1 Execution site(s)
Waclaw L., born in 1925, recalls: “The first Aktion lasted for a couple of days, but the biggest deportation was carried out during the first days after the occupation. On this day, about 200 Junaki members were brought to Dzialoszyce and forced to dig the pits. One morning, about 6am, the town was cordoned off. All the Jews were ordered to prepare their belongings and to gather at the market place. An employee from the magistrate passed by the village with a trumpet and informed the Jews about the gathering. Once the Jews gathered at the market place, the Germans proceeded to the selection. The youngest ones were taken to the train station, where they were deported to Krakow and Plaszow in the camps, while the oldest and the ill were taken to the Jewish cemetery to be shot. The local people were requisitioned to transport the Jews from the market place to the cemetery. My father was one of them.
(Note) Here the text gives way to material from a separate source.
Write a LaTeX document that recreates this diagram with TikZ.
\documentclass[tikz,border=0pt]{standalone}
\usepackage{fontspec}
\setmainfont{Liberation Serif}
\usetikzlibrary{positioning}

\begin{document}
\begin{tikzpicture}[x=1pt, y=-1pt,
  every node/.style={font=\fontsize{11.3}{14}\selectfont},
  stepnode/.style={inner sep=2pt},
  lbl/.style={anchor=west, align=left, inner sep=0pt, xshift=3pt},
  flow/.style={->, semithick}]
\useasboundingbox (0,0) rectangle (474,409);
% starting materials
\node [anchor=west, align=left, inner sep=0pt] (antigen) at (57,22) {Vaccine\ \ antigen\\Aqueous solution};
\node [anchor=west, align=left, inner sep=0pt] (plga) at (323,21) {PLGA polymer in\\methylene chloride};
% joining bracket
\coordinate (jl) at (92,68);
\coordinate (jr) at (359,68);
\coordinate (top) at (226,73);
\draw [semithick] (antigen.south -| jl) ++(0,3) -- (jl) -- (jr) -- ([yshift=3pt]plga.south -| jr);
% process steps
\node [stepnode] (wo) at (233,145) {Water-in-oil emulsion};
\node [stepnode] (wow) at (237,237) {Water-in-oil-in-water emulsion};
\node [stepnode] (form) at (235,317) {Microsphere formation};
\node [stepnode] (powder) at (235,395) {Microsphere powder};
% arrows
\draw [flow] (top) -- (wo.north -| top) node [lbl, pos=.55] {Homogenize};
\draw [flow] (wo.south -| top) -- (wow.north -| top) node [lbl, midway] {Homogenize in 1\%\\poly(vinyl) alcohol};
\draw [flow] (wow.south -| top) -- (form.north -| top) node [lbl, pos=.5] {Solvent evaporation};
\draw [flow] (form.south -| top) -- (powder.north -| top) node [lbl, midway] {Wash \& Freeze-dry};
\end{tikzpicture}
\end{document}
He had to make several trips because there were many Jews.” (Testimony n°545, interviewed in Dzialoszyce, on March 31, 2016)
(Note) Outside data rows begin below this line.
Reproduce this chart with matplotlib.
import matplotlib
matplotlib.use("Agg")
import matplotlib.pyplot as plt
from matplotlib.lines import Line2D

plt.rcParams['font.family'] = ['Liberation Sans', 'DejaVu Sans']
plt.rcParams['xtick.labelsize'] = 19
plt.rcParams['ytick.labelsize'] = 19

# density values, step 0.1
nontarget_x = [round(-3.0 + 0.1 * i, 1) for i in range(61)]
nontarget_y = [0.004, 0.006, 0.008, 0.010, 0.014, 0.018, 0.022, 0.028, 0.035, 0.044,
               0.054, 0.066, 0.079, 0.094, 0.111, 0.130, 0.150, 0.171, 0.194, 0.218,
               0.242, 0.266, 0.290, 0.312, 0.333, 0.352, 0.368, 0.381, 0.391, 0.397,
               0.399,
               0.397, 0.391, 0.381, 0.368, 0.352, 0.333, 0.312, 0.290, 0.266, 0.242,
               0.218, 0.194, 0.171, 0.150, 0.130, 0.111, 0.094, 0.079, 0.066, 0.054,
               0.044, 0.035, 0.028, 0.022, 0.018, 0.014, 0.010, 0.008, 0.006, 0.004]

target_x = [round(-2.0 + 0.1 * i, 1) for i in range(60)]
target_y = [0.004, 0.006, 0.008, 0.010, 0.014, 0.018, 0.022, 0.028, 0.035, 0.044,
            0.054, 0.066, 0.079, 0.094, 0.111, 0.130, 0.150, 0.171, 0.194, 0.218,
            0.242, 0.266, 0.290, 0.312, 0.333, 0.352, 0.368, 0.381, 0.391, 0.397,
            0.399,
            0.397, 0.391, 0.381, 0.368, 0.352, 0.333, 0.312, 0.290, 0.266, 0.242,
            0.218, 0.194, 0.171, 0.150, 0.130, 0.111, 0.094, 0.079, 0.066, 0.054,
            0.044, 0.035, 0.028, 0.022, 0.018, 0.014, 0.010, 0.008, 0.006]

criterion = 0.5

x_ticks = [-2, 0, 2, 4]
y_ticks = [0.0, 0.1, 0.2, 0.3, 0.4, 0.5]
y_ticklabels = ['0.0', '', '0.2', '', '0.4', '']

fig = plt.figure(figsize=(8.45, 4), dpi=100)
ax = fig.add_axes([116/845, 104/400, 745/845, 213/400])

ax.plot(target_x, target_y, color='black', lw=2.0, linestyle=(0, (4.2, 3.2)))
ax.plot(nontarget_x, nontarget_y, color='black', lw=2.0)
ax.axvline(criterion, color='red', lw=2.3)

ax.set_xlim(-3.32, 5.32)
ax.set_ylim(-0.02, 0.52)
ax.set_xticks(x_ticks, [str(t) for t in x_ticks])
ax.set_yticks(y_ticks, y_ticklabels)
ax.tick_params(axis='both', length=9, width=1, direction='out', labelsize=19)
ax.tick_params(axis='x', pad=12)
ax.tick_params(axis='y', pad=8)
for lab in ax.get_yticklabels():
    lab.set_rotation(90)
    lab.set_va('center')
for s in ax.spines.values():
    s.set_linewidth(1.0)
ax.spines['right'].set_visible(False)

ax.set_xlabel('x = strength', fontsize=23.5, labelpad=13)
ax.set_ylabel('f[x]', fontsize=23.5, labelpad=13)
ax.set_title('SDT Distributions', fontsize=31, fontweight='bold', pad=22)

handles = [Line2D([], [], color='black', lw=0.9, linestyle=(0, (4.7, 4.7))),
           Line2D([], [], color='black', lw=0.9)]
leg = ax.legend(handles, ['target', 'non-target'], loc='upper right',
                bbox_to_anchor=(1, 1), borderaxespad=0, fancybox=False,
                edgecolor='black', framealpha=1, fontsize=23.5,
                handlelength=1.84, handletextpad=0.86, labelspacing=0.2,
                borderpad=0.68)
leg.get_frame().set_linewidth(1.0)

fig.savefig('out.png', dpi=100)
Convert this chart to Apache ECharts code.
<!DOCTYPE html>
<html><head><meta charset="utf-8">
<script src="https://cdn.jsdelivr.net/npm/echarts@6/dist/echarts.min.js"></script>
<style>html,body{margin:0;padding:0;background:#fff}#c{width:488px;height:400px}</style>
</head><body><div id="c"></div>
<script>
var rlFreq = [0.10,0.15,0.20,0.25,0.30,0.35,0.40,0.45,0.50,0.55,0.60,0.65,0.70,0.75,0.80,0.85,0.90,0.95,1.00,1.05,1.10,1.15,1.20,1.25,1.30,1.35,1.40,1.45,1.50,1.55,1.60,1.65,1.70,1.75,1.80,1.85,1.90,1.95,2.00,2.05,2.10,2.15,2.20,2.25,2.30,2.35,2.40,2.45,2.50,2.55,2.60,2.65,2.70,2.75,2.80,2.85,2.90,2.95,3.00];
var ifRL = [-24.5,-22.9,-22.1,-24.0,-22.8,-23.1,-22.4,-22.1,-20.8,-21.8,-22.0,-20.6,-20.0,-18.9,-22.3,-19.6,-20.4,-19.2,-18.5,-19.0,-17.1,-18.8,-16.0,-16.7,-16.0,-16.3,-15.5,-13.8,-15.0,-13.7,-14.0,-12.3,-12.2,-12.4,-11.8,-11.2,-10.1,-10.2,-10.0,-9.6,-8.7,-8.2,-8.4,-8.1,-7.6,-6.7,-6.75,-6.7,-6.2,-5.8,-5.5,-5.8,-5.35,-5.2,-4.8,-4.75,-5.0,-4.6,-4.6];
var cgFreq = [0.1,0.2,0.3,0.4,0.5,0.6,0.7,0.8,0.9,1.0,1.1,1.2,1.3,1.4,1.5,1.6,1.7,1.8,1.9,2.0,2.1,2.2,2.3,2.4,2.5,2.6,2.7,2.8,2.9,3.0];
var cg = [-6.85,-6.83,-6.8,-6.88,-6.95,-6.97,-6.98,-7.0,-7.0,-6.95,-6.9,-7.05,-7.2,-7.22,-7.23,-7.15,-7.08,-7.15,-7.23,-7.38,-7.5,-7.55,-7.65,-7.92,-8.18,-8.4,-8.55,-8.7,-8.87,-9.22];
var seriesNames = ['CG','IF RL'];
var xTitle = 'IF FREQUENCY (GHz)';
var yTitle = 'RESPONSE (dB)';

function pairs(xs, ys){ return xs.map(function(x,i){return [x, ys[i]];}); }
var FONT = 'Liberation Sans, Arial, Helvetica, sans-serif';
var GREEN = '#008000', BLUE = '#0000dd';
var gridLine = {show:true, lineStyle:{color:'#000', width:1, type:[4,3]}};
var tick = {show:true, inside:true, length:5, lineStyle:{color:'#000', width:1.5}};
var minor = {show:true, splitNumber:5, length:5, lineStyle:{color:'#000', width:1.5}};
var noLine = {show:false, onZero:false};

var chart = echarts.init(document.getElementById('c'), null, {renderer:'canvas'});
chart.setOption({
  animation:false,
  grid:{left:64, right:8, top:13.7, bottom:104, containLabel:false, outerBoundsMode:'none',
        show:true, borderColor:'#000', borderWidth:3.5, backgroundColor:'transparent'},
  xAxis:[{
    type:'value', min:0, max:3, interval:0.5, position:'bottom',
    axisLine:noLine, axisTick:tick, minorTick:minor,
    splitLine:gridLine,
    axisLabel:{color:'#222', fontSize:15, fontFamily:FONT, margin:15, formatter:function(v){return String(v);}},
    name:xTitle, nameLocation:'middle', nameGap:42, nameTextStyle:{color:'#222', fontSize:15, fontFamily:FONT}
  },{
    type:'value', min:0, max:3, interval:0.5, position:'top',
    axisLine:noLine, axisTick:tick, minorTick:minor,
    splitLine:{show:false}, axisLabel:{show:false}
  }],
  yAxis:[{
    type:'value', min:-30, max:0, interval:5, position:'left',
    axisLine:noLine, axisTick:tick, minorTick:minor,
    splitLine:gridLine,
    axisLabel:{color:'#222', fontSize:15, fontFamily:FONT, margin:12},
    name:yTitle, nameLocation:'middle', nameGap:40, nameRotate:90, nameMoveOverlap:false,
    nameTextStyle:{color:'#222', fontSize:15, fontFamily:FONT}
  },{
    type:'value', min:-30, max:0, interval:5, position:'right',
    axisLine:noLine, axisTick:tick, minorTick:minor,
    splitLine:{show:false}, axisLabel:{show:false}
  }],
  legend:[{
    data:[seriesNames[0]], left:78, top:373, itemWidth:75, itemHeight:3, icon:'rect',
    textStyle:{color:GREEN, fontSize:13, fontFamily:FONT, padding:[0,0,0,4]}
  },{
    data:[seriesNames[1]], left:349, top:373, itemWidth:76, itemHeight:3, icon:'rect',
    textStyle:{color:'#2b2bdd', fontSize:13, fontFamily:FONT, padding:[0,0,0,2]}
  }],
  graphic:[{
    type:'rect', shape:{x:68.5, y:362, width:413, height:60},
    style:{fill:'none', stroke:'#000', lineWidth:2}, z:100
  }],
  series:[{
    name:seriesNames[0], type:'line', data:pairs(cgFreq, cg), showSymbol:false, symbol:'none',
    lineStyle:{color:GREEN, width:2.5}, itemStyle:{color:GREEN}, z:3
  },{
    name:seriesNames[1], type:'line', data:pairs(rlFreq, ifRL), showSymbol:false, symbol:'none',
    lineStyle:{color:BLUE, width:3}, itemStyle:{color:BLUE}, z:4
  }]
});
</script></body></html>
Victims’ bodies buried in 5 mass graves and at the Jewish cemeteries. [Court Inquiries about executions and mass graves in districts, provinces, camps and ghettos-Ankieta Sadow Grodzkich; RG-15.019 Reel #2 part 3]
Działoszyce is a small town in Swietokrzyskie region, in the administrative district of Pinczow. It lies 65 kilometers south from Kielce, the capital of the region and 50 kilometers north east from the second biggest city in Poland, Krakow. Jews started to settle in Działoszyce after 1707 and in 1820 they constituted 74% of the population. In 1899, 90% of habitants of Działoszyce were Jews. During the interwar period it was called “the capital of the Jews”, as they constituted 80% of the city’s population. The majority of the Jews were traders, they owned a lot of factories and organized fairs every Tuesday and Friday. There were multiple associations and organizations in town, including various charities and library. There was a Jewish school, cemetery and a synagogue in town.
The German army appeared in Działoszyce on the 7th of September, but the town suffered from bombing since the early September days. The repressive measures began immediately. Jews had to wear the Star of David, curfew was established and their houses were taken over. According to some sources the ghetto was established in March 1941 and during its existence young people were deported for forced labor. Executions also started in 1941. On September 1st 1942, 10 000 Jews from the ghetto were gathered by the German troops on the market square: majority of them was transported to Miechow, the collection point, and later to the extermination camp in Belzec. Around 1,500 children and older, unable to walk people were transported to the Jewish cemetery and shot. According to the Polish archives 34 Jews from Działoszyce were shot in December 1942 in Drozejowice.